Como visto, o controle de convencionalidade é um instrumento que, muito embora timidamente, vem sendo desenvolvido por parte da doutrina e aplicado (em algumas decisões, como é o caso analisado no presente trabalho) por juízes e tribunais brasileiros. Ele decorre da necessidade de observância dos instrumentos internacionais de que o Brasil seja parte, uma vez que estes são incorporados ao direito pátrio, seja como normas com status materialmente ou formalmente constitucional.
A operacionalização desta espécie de controle ainda carece de estudos que elucidem aos operadores do direito a forma de sua aplicação, mormente em um sistema complexo como o brasileiro, que admite, além do controle concentrado de constitucionalidade - exercido pelo Supremo Tribunal Federal, em nível federal, e pelos Tribunais de Justiça dos Estados, em nível estadual - o controle difuso, aplicado pelos juízes e tribunais ordinários.
Nesse sentido, impera dizermos que a norma internacional, tenha ela status constitucional ou supralegal, deve ser levada em consideração, quando da apreciação da compatibilidade da legislação ordinária. Significa expressar que, além de seu controle frente à Constituição, deve ocorrer seu controle frente às convenções internacionais de que o Estado brasileiro seja parte (controle de convencionalidade).
Dentre os Tribunais Superiores brasileiros, o Tribunal Superior do Trabalho vem se destacando na aplicação do controle de convencionalidade, principalmente ao se utilizar das Convenções Internacionais da OIT como fundamento para suas decisões. Foi assim ao reconhecer a possibilidade de percepção simultânea dos adicionais de insalubridade e periculosidade e, no caso analisado neste trabalho, ao julgar inconvencional norma ordinária que, em tese, permitia a terceirização de atividade fim.
Conforme apontado, a Declaração da Filadélfia, parte integrante da Constituição da OIT, veda terminantemente que o trabalho humano seja tratado como mercadoria. Se fosse permitida a terceirização de atividade fim, entendeu o TST, corroborando com o TRT/3, que se estaria dando este tratamento à mão de obra humana. Isso revela outro ponto visível no cenário brasileiro: a falta de interlocução entre os Poderes. Dizemos isso porque, ao apreciar o polêmico projeto de lei nº 4.330/04, que versa sobre a possibilidade de terceirização de atividade-fim, este posicionamento do Tribunal não foi levado em conta pela Câmara dos Deputados.

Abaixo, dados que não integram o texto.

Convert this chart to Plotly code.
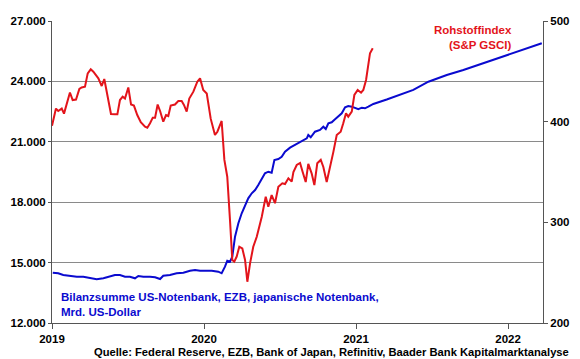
import plotly.graph_objects as go

# Commodity index (S&P GSCI), right axis; x in decimal years
red_t = [2019.000, 2019.026, 2019.041, 2019.064, 2019.079, 2019.107, 2019.118, 2019.136, 2019.158, 2019.180,
         2019.195, 2019.217, 2019.235, 2019.255, 2019.272, 2019.305, 2019.327, 2019.344, 2019.364, 2019.388,
         2019.414, 2019.430, 2019.447, 2019.465, 2019.480, 2019.502, 2019.520, 2019.539, 2019.561, 2019.584,
         2019.612, 2019.627, 2019.645, 2019.663, 2019.678, 2019.695, 2019.711, 2019.732, 2019.750, 2019.765,
         2019.781, 2019.809, 2019.831, 2019.853, 2019.868, 2019.886, 2019.903, 2019.930, 2019.956, 2019.974,
         2019.995, 2020.018, 2020.044, 2020.072, 2020.088, 2020.116, 2020.134, 2020.153, 2020.171, 2020.186,
         2020.199, 2020.215, 2020.232, 2020.252, 2020.270, 2020.285, 2020.303, 2020.324, 2020.347, 2020.380,
         2020.406, 2020.423, 2020.445, 2020.467, 2020.489, 2020.515, 2020.533, 2020.555, 2020.577, 2020.588,
         2020.610, 2020.632, 2020.649, 2020.669, 2020.686, 2020.708, 2020.726, 2020.745, 2020.768, 2020.785,
         2020.807, 2020.829, 2020.851, 2020.873, 2020.899, 2020.916, 2020.934, 2020.949, 2020.972, 2020.989,
         2021.011, 2021.033, 2021.048, 2021.066, 2021.081, 2021.092, 2021.110]
red_v = [396, 413, 410.6, 413, 408, 424.8, 429, 421.5, 422, 432.5,
         434, 434.7, 448, 452, 449.6, 443, 435.4, 442.4, 426.5, 407.6,
         407.3, 407.3, 421.5, 424.8, 423, 434, 417, 416, 406.6, 399.4,
         395, 394, 398.4, 404, 404, 417, 410.6, 400, 406.6, 405.6,
         416, 417, 420.5, 420.5, 416.6, 410, 423, 429.8, 439.7, 443,
         431.5, 428, 403, 386.8, 390, 400.7, 362, 345.3, 302, 262.6,
         261, 266, 275.8, 274, 262.6, 241, 259.3, 275.8, 285.7, 305.6,
         325.5, 315.5, 327, 319, 335.4, 338.8, 338, 343.7, 340.4, 350,
         357, 359, 350, 340, 358, 348.7, 337, 358.6, 362, 355,
         340, 353.7, 370, 386.8, 390, 398.4, 408.3, 405, 410, 426.5,
         431.5, 428.8, 431.5, 441.4, 459.6, 468, 473]

# Balance sheet total Fed + ECB + BoJ, bn USD, left axis
blue_t = [2019.005, 2019.041, 2019.074, 2019.118, 2019.163, 2019.206, 2019.250, 2019.294, 2019.338, 2019.370,
          2019.414, 2019.447, 2019.480, 2019.513, 2019.546, 2019.568, 2019.601, 2019.645, 2019.678, 2019.711,
          2019.732, 2019.776, 2019.820, 2019.864, 2019.908, 2019.941, 2019.974, 2020.018, 2020.051, 2020.094,
          2020.116, 2020.138, 2020.153, 2020.171, 2020.186, 2020.204, 2020.226, 2020.248, 2020.270, 2020.291,
          2020.314, 2020.336, 2020.357, 2020.380, 2020.401, 2020.423, 2020.445, 2020.463, 2020.489, 2020.511,
          2020.533, 2020.566, 2020.610, 2020.653, 2020.676, 2020.686, 2020.702, 2020.730, 2020.763, 2020.785,
          2020.801, 2020.818, 2020.840, 2020.862, 2020.884, 2020.906, 2020.928, 2020.949, 2020.972, 2020.993,
          2021.015, 2021.038, 2021.059, 2021.081, 2021.114, 2021.202, 2021.289, 2021.377, 2021.476, 2021.597,
          2021.706, 2021.816, 2021.926, 2022.035, 2022.145, 2022.222]
blue_v = [14498, 14469, 14384, 14334, 14300, 14300, 14220, 14170, 14220, 14300,
          14384, 14384, 14300, 14300, 14220, 14334, 14300, 14300, 14270, 14185,
          14350, 14384, 14469, 14498, 14598, 14632, 14598, 14598, 14598, 14548,
          14469, 14797, 15094, 15045, 15293, 16287, 16952, 17449, 17861, 18193,
          18442, 18606, 18855, 19187, 19436, 19515, 19465, 20096, 20146, 20260,
          20509, 20707, 20891, 21055, 21174, 21338, 21224, 21502, 21587, 21750,
          21636, 21919, 21969, 22118, 22247, 22416, 22714, 22779, 22744, 22664,
          22615, 22694, 22664, 22744, 22878, 23100, 23330, 23580, 23985, 24318,
          24566, 24849, 25147, 25396, 25674, 25892]

year_ticks = [2019, 2020, 2021, 2022]
year_labels = ["2019", "2020", "2021", "2022"]
left_ticks = [12000, 15000, 18000, 21000, 24000, 27000]
right_ticks = [200, 300, 400, 500]

FONT = "Liberation Sans, Arial, sans-serif"
RED = "#E3141B"
BLUE = "#0A0ACF"

fig = go.Figure()
fig.add_trace(go.Scatter(x=red_t, y=red_v, yaxis="y2", mode="lines",
                         line=dict(color=RED, width=2), showlegend=False))
fig.add_trace(go.Scatter(x=blue_t, y=blue_v, yaxis="y", mode="lines",
                         line=dict(color=BLUE, width=2), showlegend=False))

tf = dict(family=FONT, size=11.5, color="#000000", weight="bold")
fig.update_layout(
    width=572, height=351,
    margin=dict(l=44, r=37, t=13, b=36, autoexpand=False),
    paper_bgcolor="white", plot_bgcolor="white",
    separators=",.",
    font=dict(family=FONT),
    xaxis=dict(range=[2019, 2022.23], tickvals=year_ticks, ticktext=year_labels, automargin=False,
               showgrid=False, zeroline=False, showline=True, linecolor="#555555", linewidth=1,
               ticks="outside", ticklen=5, tickcolor="#555555", tickfont=tf),
    yaxis=dict(range=[12000, 27000], tickvals=left_ticks, tickformat=",d", automargin=False,
               showgrid=True, gridcolor="#8a8a8a", gridwidth=1, zeroline=False,
               showline=True, linecolor="#555555", linewidth=1,
               ticks="outside", ticklen=3, tickcolor="#555555", tickfont=tf),
    yaxis2=dict(range=[200, 500], tickvals=right_ticks, overlaying="y", side="right", automargin=False,
                showgrid=False, zeroline=False, showline=True, linecolor="#555555", linewidth=1,
                ticks="outside", ticklen=4, tickcolor="#555555", tickfont=tf),
    annotations=[
        dict(text="Rohstoffindex<br>(S&P GSCI)", xref="paper", yref="paper", x=0.941, y=0.947,
             xanchor="right", yanchor="middle", align="right", showarrow=False,
             font=dict(family=FONT, size=11.5, color=RED, weight="bold")),
        dict(text="Bilanzsumme US-Notenbank, EZB, japanische Notenbank,<br>Mrd. US-Dollar",
             xref="paper", yref="paper", x=0.014, y=0.06, xanchor="left", yanchor="middle",
             align="left", showarrow=False,
             font=dict(family=FONT, size=11.5, color=BLUE, weight="bold")),
        dict(text="Quelle: Federal Reserve, EZB, Bank of Japan, Refinitiv, Baader Bank Kapitalmarktanalyse",
             xref="paper", yref="paper", x=1.058, y=-0.096, xanchor="right", yanchor="middle",
             showarrow=False, font=dict(family=FONT, size=11.2, color="#000000", weight="bold")),
    ],
)
fig.write_html("out.html")
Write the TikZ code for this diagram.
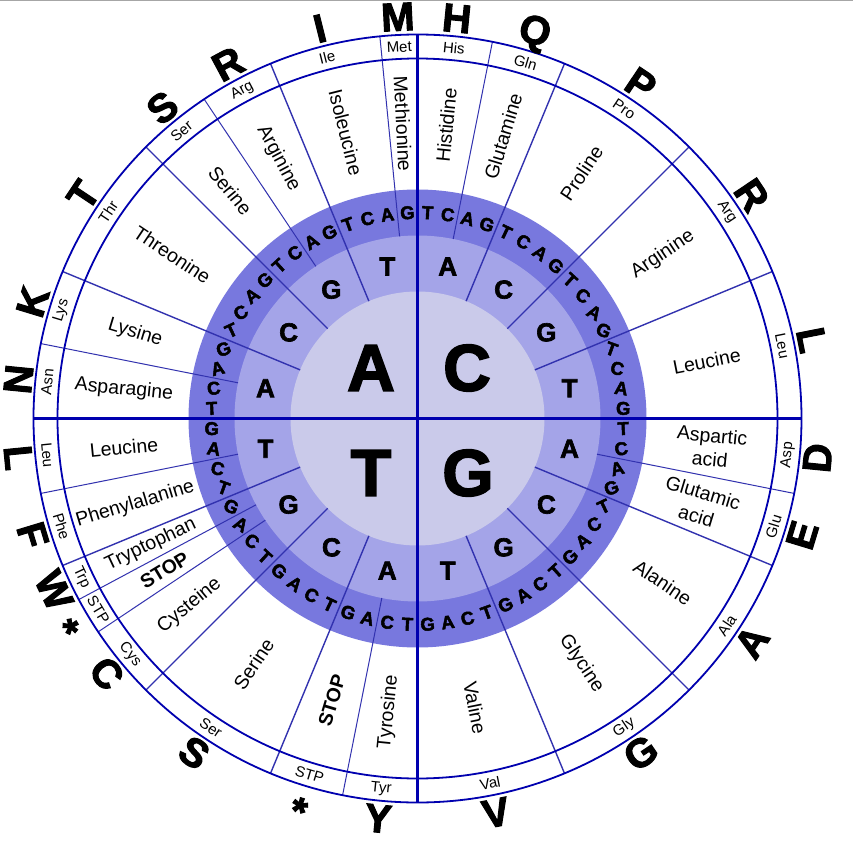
\documentclass[tikz,border=0pt]{standalone}
\usepackage{fontspec}
\setmainfont{Liberation Sans}
\newfontfamily\heavyfont{Liberation Sans Bold}[FakeBold=2.5]
\definecolor{ringdark}{RGB}{120,120,222}
\definecolor{ringmid}{RGB}{164,164,232}
\definecolor{ringlight}{RGB}{202,202,234}
\definecolor{linedark}{RGB}{0,0,175}
\definecolor{linemid}{RGB}{50,50,175}
\newcommand\thirdlet[1]{\ifcase#1 T\or C\or A\or G\fi}
\newcommand\baselet[1]{\ifcase#1 A\or C\or G\or T\fi}
\begin{document}
\begin{tikzpicture}[x=1pt,y=1pt,
  bigletter/.style={font=\fontsize{66}{66}\heavyfont, inner sep=0pt},
  secletter/.style={font=\fontsize{26}{26}\heavyfont, inner sep=0pt},
  thirdletter/.style={font=\fontsize{18.5}{18.5}\heavyfont, inner sep=0pt},
  aaname/.style={font=\fontsize{19.5}{24}\selectfont, inner sep=0pt, align=center},
  aaabbr/.style={font=\fontsize{15}{15}\selectfont, inner sep=0pt},
  aaletter/.style={font=\fontsize{40}{40}\heavyfont, inner sep=0pt},
  ringline/.style={draw=linedark, line width=1.8pt},
  crossline/.style={draw=linedark, line width=2.4pt},
  seprline/.style={draw=linemid, line width=1.4pt},
  aaline/.style={draw=linemid, line width=1pt}]
\useasboundingbox (-417.5,-422.5) rectangle (435.5,418.5);
\fill[white] (-417.5,-422.5) rectangle (435.5,418.5);
\draw[gray!70, line width=1.5pt] (-417.5,417.75) -- (435.5,417.75);
% rings
\fill[ringdark] (0,0) circle (229);
\fill[ringmid] (0,0) circle (183);
\fill[ringlight] (0,0) circle (127);
% radial separators
\foreach \k in {4,8,12,20,24,28,36,40,44,52,56,60} {
  \draw[seprline] ({180-5.625*\k}:127) -- ({180-5.625*\k}:384);
}
\foreach \k in {2,10,15,18,34,50,58,59,62} {
  \draw[aaline] ({180-5.625*\k}:183) -- ({180-5.625*\k}:384);
}
\draw[crossline] (-384,0) -- (384,0);
\draw[crossline] (0,-384) -- (0,384);
\draw[ringline] (0,0) circle (384);
\draw[ringline] (0,0) circle (360);
% first letters
\node[bigletter] (firstA) at (-46.5,50.5) {A};
\node[bigletter] (firstC) at (49.5,50.5) {C};
\node[bigletter] (firstT) at (-46.5,-54.5) {T};
\node[bigletter] (firstG) at (50.5,-54.5) {G};
% second letters
\foreach \q in {0,...,3} {
  \foreach \j in {0,...,3} {
    \pgfmathsetmacro\ang{168.75-90*\q-22.5*\j}
    \node[secletter] (sec\q\j) at (\ang:155) {\baselet{\j}};
  }
}
% third letters
\foreach \k in {0,...,63} {
  \pgfmathsetmacro\ang{177.1875-5.625*\k}
  \pgfmathsetmacro\rot{\ang>=90 ? 45-abs(\ang-135) : (\ang>=0 ? -(45-abs(\ang-45)) : (\ang>=-90 ? 45-abs(\ang+45) : -(45-abs(\ang+135))))}
  \pgfmathtruncatemacro\m{mod(\k,4)}
  \node[thirdletter, rotate=\rot] (third\k) at (\ang:206) {\thirdlet{\m}};
}
% amino acids
\foreach \ks/\ke/\nm/\ab/\sy/\lr [count=\i] in {
 0/1/Asparagine/Asn/N/401, 2/3/Lysine/Lys/K/402, 4/7/Threonine/Thr/T/402,
 8/9/Serine/Ser/S/402, 10/11/Arginine/Arg/R/402, 12/14/Isoleucine/Ile/I/402,
 15/15/Methionine/Met/M/402,
 16/17/Histidine/His/H/402, 18/19/Glutamine/Gln/Q/402, 20/23/Proline/Pro/P/402,
 24/27/Arginine/Arg/R/402, 28/31/Leucine/Leu/L/402,
 32/33/{Aspartic\\acid}/Asp/D/402, 34/35/{Glutamic\\acid}/Glu/E/402,
 36/39/Alanine/Ala/A/402, 40/43/Glycine/Gly/G/402, 44/47/Valine/Val/V/402,
 48/49/Tyrosine/Tyr/Y/402, 50/51/{\bfseries STOP}/STP/*/410.5,
 52/55/Serine/Ser/S/402, 56/57/Cysteine/Cys/C/402,
 58/58/{\bfseries STOP}/STP/*/410.5, 59/59/Tryptophan/Trp/W/402,
 60/61/Phenylalanine/Phe/F/402, 62/63/Leucine/Leu/L/401}
{
  \pgfmathsetmacro\ang{180-5.625*(\ks+\ke+1)/2}
  \pgfmathsetmacro\nrot{cos(\ang)>0 ? \ang : \ang+180}
  \pgfmathsetmacro\trot{\ang>0 ? \ang-90 : \ang+90}
  \node[aaname, rotate=\nrot] (name\i) at (\ang:295) {\nm};
  \node[aaabbr, rotate=\trot] (abbr\i) at (\ang:372) {\ab};
  \node[aaletter, rotate=\trot] (let\i) at (\ang:\lr) {\sy};
}
\end{tikzpicture}
\end{document}
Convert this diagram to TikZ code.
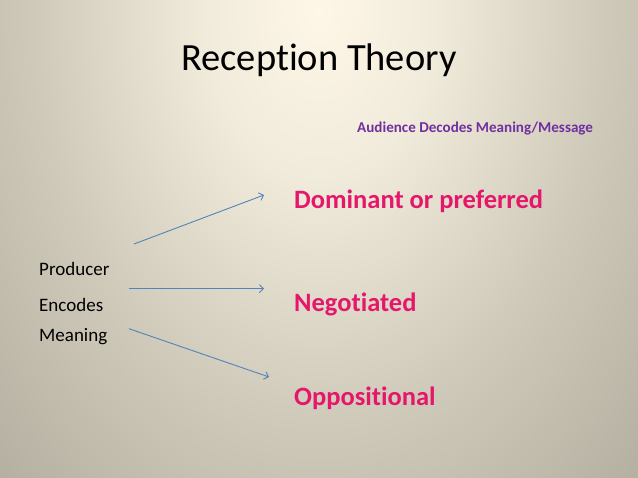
\documentclass[tikz,border=0pt]{standalone}
\usepackage{fontspec}
\setmainfont{Carlito}[Ligatures={NoCommon}]
\usetikzlibrary{arrows.meta}
\definecolor{bgc0}{HTML}{FEF7E7}
\definecolor{bgc1}{HTML}{F1EBDB}
\definecolor{bgc2}{HTML}{CFC9BA}
\definecolor{bgc3}{HTML}{ADA899}
\definecolor{bgc4}{HTML}{8E897C}
\definecolor{pinktxt}{HTML}{E5176B}
\definecolor{purptxt}{HTML}{7030A0}
\definecolor{arrowc}{HTML}{5283BC}
\pgfdeclareradialshading{bgshade}{\pgfpoint{0bp}{0bp}}{color(0bp)=(bgc0); color(8bp)=(bgc1); color(20bp)=(bgc2); color(35bp)=(bgc3); color(50bp)=(bgc4)}
\tikzset{
  titletxt/.style={anchor=base west, inner sep=0pt, font=\fontsize{38.5}{44}\selectfont, text=black},
  subtxt/.style={anchor=base west, inner sep=0pt, font=\bfseries\fontsize{15.1}{18}\selectfont, text=purptxt},
  readtxt/.style={anchor=base west, inner sep=0pt, font=\bfseries\fontsize{26.5}{31}\selectfont, text=pinktxt},
  lefttxt/.style={anchor=base west, inner sep=0pt, font=\fontsize{19}{23}\selectfont, text=black},
  flow/.style={draw=arrowc, line width=0.9pt, -{Straight Barb[length=4pt,width=8pt]}}
}
\begin{document}
\begin{tikzpicture}[x=1pt,y=-1pt]
\useasboundingbox (0,0) rectangle (638,478);
\begin{scope}
\clip (0,0) rectangle (638,478);
\shade[shading=bgshade] (319-360,10-520) rectangle (319+360,10+520);
\end{scope}
\node[titletxt] (title) at (181,71) {Reception Theory};
\node[subtxt] (aud) at (357,132.5) {Audience Decodes Meaning/Message};
\node[readtxt] (dom) at (294,209) {Dominant or preferred};
\node[readtxt] (neg) at (294,312) {Negotiated};
\node[readtxt] (opp) at (294,406) {Oppositional};
\node[lefttxt] (prod) at (39,276) {Producer};
\node[lefttxt] (enc) at (39,312) {Encodes};
\node[lefttxt] (mean) at (39,342) {Meaning};
\coordinate (a1s) at (134,244);
\coordinate (a1e) at (264,195);
\coordinate (a2s) at (129,288.7);
\coordinate (a2e) at (264,288.7);
\coordinate (a3s) at (129,328.7);
\coordinate (a3e) at (269,377);
\draw[flow] (a1s) -- (a1e);
\draw[flow] (a2s) -- (a2e);
\draw[flow] (a3s) -- (a3e);
\end{tikzpicture}
\end{document}
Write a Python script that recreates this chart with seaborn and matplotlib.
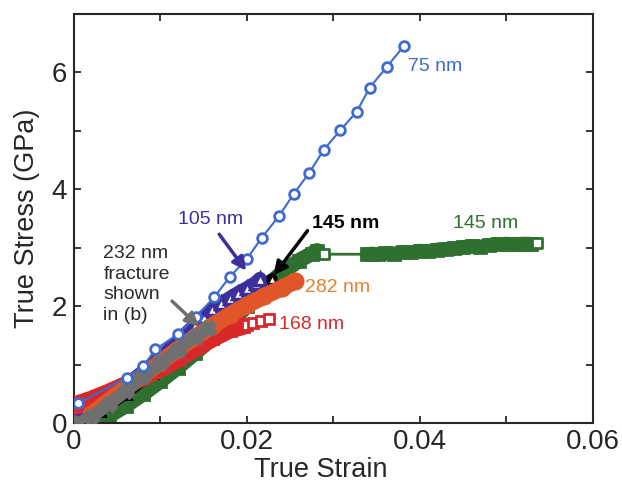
import matplotlib
matplotlib.use("Agg")
import matplotlib.pyplot as plt
import seaborn as sns
import numpy as np
import pandas as pd
from matplotlib.ticker import FixedLocator, FixedFormatter, MultipleLocator

# ---------------- data ----------------
x75 = [0.0005, 0.0061, 0.0080, 0.0094, 0.0120, 0.0141, 0.0162, 0.0180, 0.0200, 0.0217,
       0.0237, 0.0254, 0.0272, 0.0289, 0.0308, 0.0327, 0.0342, 0.0362, 0.0382]
y75 = [0.34, 0.78, 0.97, 1.26, 1.52, 1.82, 2.15, 2.50, 2.81, 3.17,
       3.54, 3.92, 4.28, 4.68, 5.01, 5.33, 5.74, 6.10, 6.46]

x105 = [0.0, 0.002, 0.004, 0.006, 0.008, 0.010, 0.012, 0.014, 0.015, 0.016, 0.017,
        0.018, 0.019, 0.020, 0.021, 0.0215]
y105 = [0.05, 0.20, 0.42, 0.65, 0.88, 1.12, 1.40, 1.68, 1.82, 1.95, 2.05,
        2.14, 2.23, 2.31, 2.40, 2.47]

x145b = [0.0, 0.003, 0.006, 0.009, 0.012, 0.015, 0.018, 0.021, 0.0229]
y145b = [0.0, 0.20, 0.50, 0.85, 1.20, 1.60, 1.98, 2.30, 2.47]

x145g = [0.0025, 0.004, 0.006, 0.008, 0.010, 0.012, 0.014, 0.016, 0.018, 0.020,
         0.022, 0.024, 0.026, 0.0275, 0.0281]
y145g = [0.0, 0.12, 0.30, 0.50, 0.72, 0.95, 1.20, 1.45, 1.72, 2.00,
         2.30, 2.57, 2.78, 2.90, 2.95]
x145g_tail = [0.0289, 0.0339, 0.0345, 0.0352, 0.0360, 0.0370, 0.0380, 0.0390, 0.0400,
              0.0410, 0.0420, 0.0430, 0.0440, 0.0450, 0.0460, 0.0470, 0.0480, 0.0490,
              0.0500, 0.0510, 0.0520, 0.0528, 0.0535]
y145g_tail = [2.89, 2.89, 2.90, 2.89, 2.91, 2.90, 2.93, 2.92, 2.95,
              2.94, 2.97, 2.98, 2.99, 3.01, 3.03, 3.02, 3.05, 3.06,
              3.07, 3.06, 3.07, 3.07, 3.08]

x168 = [0.0, 0.002, 0.004, 0.006, 0.008, 0.010, 0.012, 0.014, 0.016, 0.018, 0.0195]
y168 = [0.30, 0.40, 0.52, 0.65, 0.79, 0.94, 1.10, 1.28, 1.45, 1.60, 1.66]
x168_tail = [0.0200, 0.0207, 0.0216, 0.0225]
y168_tail = [1.68, 1.71, 1.74, 1.78]

x282 = [0.002, 0.004, 0.006, 0.008, 0.010, 0.012, 0.014, 0.016, 0.018, 0.020,
        0.022, 0.024, 0.0256]
y282 = [0.15, 0.38, 0.60, 0.82, 1.04, 1.26, 1.47, 1.67, 1.85, 2.02,
        2.17, 2.31, 2.43]

x232 = [0.0005, 0.002, 0.004, 0.006, 0.008, 0.010, 0.012, 0.014, 0.0155]
y232 = [0.0, 0.10, 0.32, 0.55, 0.80, 1.02, 1.25, 1.48, 1.62]

xticks = [0, 0.02, 0.04, 0.06]
xtick_labels = ["0", "0.02", "0.04", "0.06"]
yticks = [0, 2, 4, 6]
ytick_labels = ["0", "2", "4", "6"]

# ---------------- style ----------------
sns.set_style("ticks")
plt.rcParams["font.family"] = ["Liberation Sans", "DejaVu Sans"]

C75 = "#3f6bcc"
C105 = "#3a2f9c"
CGREEN = "#2f6f30"
CRED = "#d8282a"
CORANGE = "#e05628"
CORANGE_T = "#e8802f"
CGRAY = "#6f6f6f"

fig = plt.figure(figsize=(6.22, 4.83), dpi=100)
ax = fig.add_axes([0.119, 0.124, 0.834, 0.847])


def band(x, y, color, lw, marker, ms, z, mfc=None, mew=2):
    df = pd.DataFrame({"x": x, "y": y})
    sns.lineplot(data=df, x="x", y="y", ax=ax, color=color, lw=lw, sort=False,
                 estimator=None, marker=marker, markersize=ms,
                 markerfacecolor=mfc if mfc else color, markeredgecolor=color,
                 markeredgewidth=mew, zorder=z, legend=False,
                 solid_capstyle="round", solid_joinstyle="round")


# green 145 nm
band(x145g, y145g, CGREEN, 11, "s", 9, 1)
df = pd.DataFrame({"x": x145g_tail, "y": y145g_tail})
sns.lineplot(data=df, x="x", y="y", ax=ax, color=CGREEN, lw=2, sort=False,
             estimator=None, legend=False, zorder=1)
band(x145g_tail[1:-1], y145g_tail[1:-1], CGREEN, 10, "s", 9, 1)
sns.scatterplot(x=[x145g_tail[0], x145g_tail[-1]],
                y=[y145g_tail[0], y145g_tail[-1]], ax=ax, marker="s", s=55,
                facecolor="white", edgecolor=CGREEN, linewidth=2, zorder=1.5)

# black 145 nm
band(x145b, y145b, "black", 8, "^", 7, 2)
sns.scatterplot(x=[x145b[-1]], y=[y145b[-1]], ax=ax, marker="^", s=40,
                facecolor="white", edgecolor="black", linewidth=1.5, zorder=2.5)

# 105 nm
band(x105, y105, C105, 10, "^", 8, 3, mfc="white", mew=2.5)

# red 168 nm
band(x168, y168, CRED, 13, "s", 9, 4)
df = pd.DataFrame({"x": x168_tail, "y": y168_tail})
sns.lineplot(data=df, x="x", y="y", ax=ax, color=CRED, lw=2, sort=False,
             estimator=None, marker="s", markersize=7.5, markerfacecolor="white",
             markeredgecolor=CRED, markeredgewidth=2, legend=False, zorder=4)

# orange 282 nm
band(x282, y282, CORANGE, 12, "o", 11, 5)

# gray 232 nm
band(x232, y232, CGRAY, 9, "X", 10, 6)

# 75 nm
df = pd.DataFrame({"x": x75, "y": y75})
sns.lineplot(data=df, x="x", y="y", ax=ax, color=C75, lw=1.5, sort=False,
             estimator=None, marker="o", markersize=7, markerfacecolor="white",
             markeredgecolor=C75, markeredgewidth=2, legend=False, zorder=7)

# ---------------- annotations ----------------
fs = 14
akw = dict(arrowstyle="-|>,head_length=0.8,head_width=0.4", lw=2.5)
ax.text(0.0386, 6.1, "75 nm", color=C75, fontsize=fs, ha="left", va="center")
ax.text(0.0158, 3.49, "105 nm", color=C105, fontsize=fs, ha="center", va="center")
ax.annotate("", xy=(0.0201, 2.57), xytext=(0.0166, 3.27),
            arrowprops=dict(color=C105, **akw), zorder=8)
ax.text(0.0275, 3.42, "145 nm", color="black", fontsize=fs, fontweight="bold",
        ha="left", va="center")
ax.annotate("", xy=(0.0229, 2.49), xytext=(0.0272, 3.33),
            arrowprops=dict(color="black", **akw), zorder=8)
ax.text(0.0438, 3.42, "145 nm", color=CGREEN, fontsize=fs, ha="left", va="center")
ax.text(0.0267, 2.32, "282 nm", color=CORANGE_T, fontsize=fs, ha="left", va="center")
ax.text(0.0237, 1.69, "168 nm", color=CRED, fontsize=fs, ha="left", va="center")
ax.text(0.0034, 3.04, "232 nm\nfracture\nshown\nin (b)", color="#2a2a2a",
        fontsize=fs, ha="left", va="top", linespacing=1.27)
ax.annotate("", xy=(0.0147, 1.62), xytext=(0.0111, 2.12),
            arrowprops=dict(color=CGRAY, **akw), zorder=8)

# ---------------- axes ----------------
ax.set_xlim(0, 0.06)
ax.set_ylim(0, 7)
ax.xaxis.set_major_locator(FixedLocator(xticks))
ax.xaxis.set_major_formatter(FixedFormatter(xtick_labels))
ax.yaxis.set_major_locator(FixedLocator(yticks))
ax.yaxis.set_major_formatter(FixedFormatter(ytick_labels))
ax.xaxis.set_minor_locator(MultipleLocator(0.01))
ax.yaxis.set_minor_locator(MultipleLocator(1))
ax.tick_params(which="both", direction="in", top=True, right=True, length=5,
               width=1.3, labelsize=20)
ax.tick_params(axis="x", pad=4)
ax.tick_params(axis="y", pad=5)
for s in ax.spines.values():
    s.set_linewidth(1.5)
    s.set_visible(True)
ax.set_xlabel("True Strain", fontsize=19.5, labelpad=2)
ax.xaxis.label.set_x(0.475)
ax.set_ylabel("True Stress (GPa)", fontsize=19.5, labelpad=8)

fig.savefig("out.png", dpi=100)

Por derradeiro, verificamos que no case Carneiro Távora v. Telemar Norte Leste e Contax, o Tribunal Superior do Trabalho brasileiro, corroborando com a decisão proferida pelo TRT/3, manteve a decisão que, com o objetivo de proteção ao trabalhador, aplicou o controle de convencionalidade em reverência ao compromisso internacional assumido pelo Estado brasileiro por ocasião da ratificação da Constituição da OIT, dando interpretação convencional ao dispositivo legal (inciso II, do artigo 94, da Lei nº 9.472/94), no sentido de que não se pode abstrair qualquer sentido que venha a permitir a terceirização de atividade-fim.